For the past few days, Italy has been involved in a row with France over the presence of more than 200 African migrants in Ventimiglia.

France has accused Italy of failing to respect EU asylum rules, but the Rome government has argued the migrants see Italy only as a transit country.

The Dublin Regulation says the EU country where migrants first arrive should deal with their asylum claims.

Going into the Luxembourg talks, French Interior Minister Bernard Cazeneuve said "we have to build solidarity for our Italian friends, and they have to build responsibility". Responsibility, he explained, must include "organising the return of irregular migrants".

Another priority for the EU is to send home many more migrants who have managed to stay in the EU illegally. Mr Avramopoulos complained that in 2013 the migrant return rate was just 33%.

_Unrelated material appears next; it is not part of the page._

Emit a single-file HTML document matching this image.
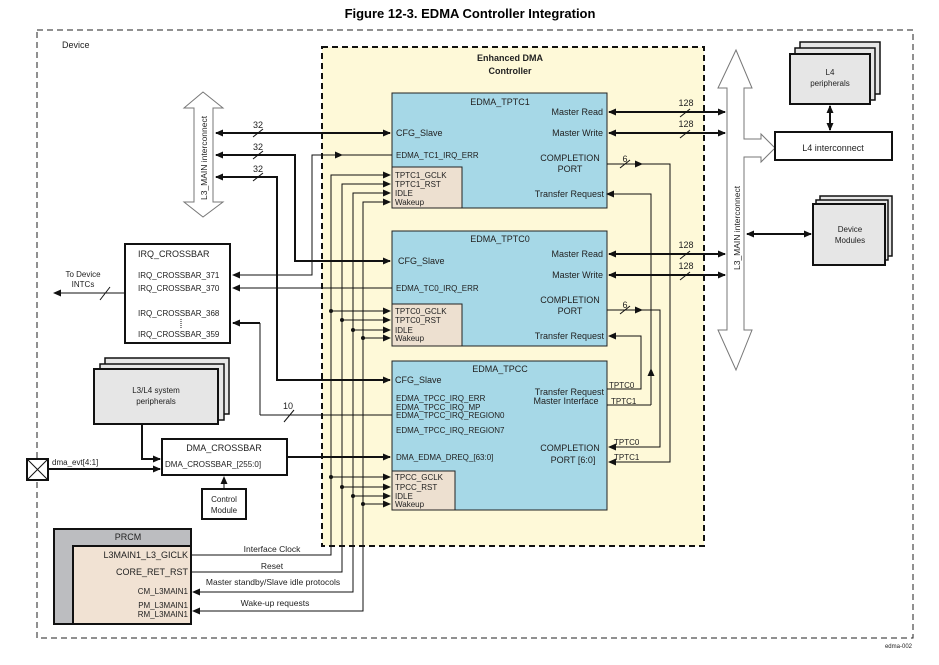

What interior ministers say

Italy's Angelino Alfano: We are working to avoid Europe's political bankruptcy... The scene in Ventimiglia is a punch in Europe's face. It's the proof that migrants don't come to Italy to stay in Italy, but to go to Europe.

UK's Theresa May: We need to go after the criminal gangs who are plying this terrible, callous trade in human lives. We also need to break the link between people getting into the boats and reaching Europe. That means returning people to North Africa or elsewhere, to their home countries so they see there is no merit in this journey.

Ireland's Frances Fitzgerald: We want to act in solidarity with other countries to deal with this humanitarian crisis. So we'll be considering the range of alternatives today very seriously.

Italy's 'Plan B'

Italy and Greece - which have already seen more than 100,000 boat people arrive on their shores this year - insist other EU nations must share some of the burden.

Mr Renzi is reported to have warned that, without a fair deal, Italy would start issuing temporary visas to enable migrants to travel beyond Italy under Schengen rules.

Although details of Italy's Plan B have not been given, reports suggest that Italy would refuse to allow migrants rescued by foreign navies to disembark on its shores.

The Schengen system removed compulsory passport controls at most of the EU's internal borders, to encourage free movement.

German Interior Minister Thomas de Maiziere said that "we're not looking to change Schengen, we're not for systematic border controls".

EU quota proposals

  • 40,000 migrants who arrive from Syria and Eritrea over the next two years to be relocated across the EU
  • Of that total, 24,000 to be taken from Italy, 16,000 from Greece
  • "Distribution key" criteria to include a country's population, GDP and unemployment, as well as the number of refugees already taken in
  • France and Germany are expected to receive more than 30% of the relocated refugees
  • Separate proposal to resettle some 20,000 mainly Syrian refugees currently living in Jordan, Lebanon and Turkey

The European Commission has proposed a "distribution key" for relocating migrants across the EU, taking account of factors such as population, gross domestic product and unemployment.

But the crisis has opened up fissures in the EU, the BBC's Europe correspondent Damian Grammaticas reports. Eastern nations like the Czech Republic, Poland and Hungary say they are adamantly opposed to quotas requiring them to take in thousands.

The UK says it is opting out of the plan, as it can under EU rules. Ireland also has an opt-out, but has pledged to "do its fair share" and take part in the EU's migrant distribution scheme.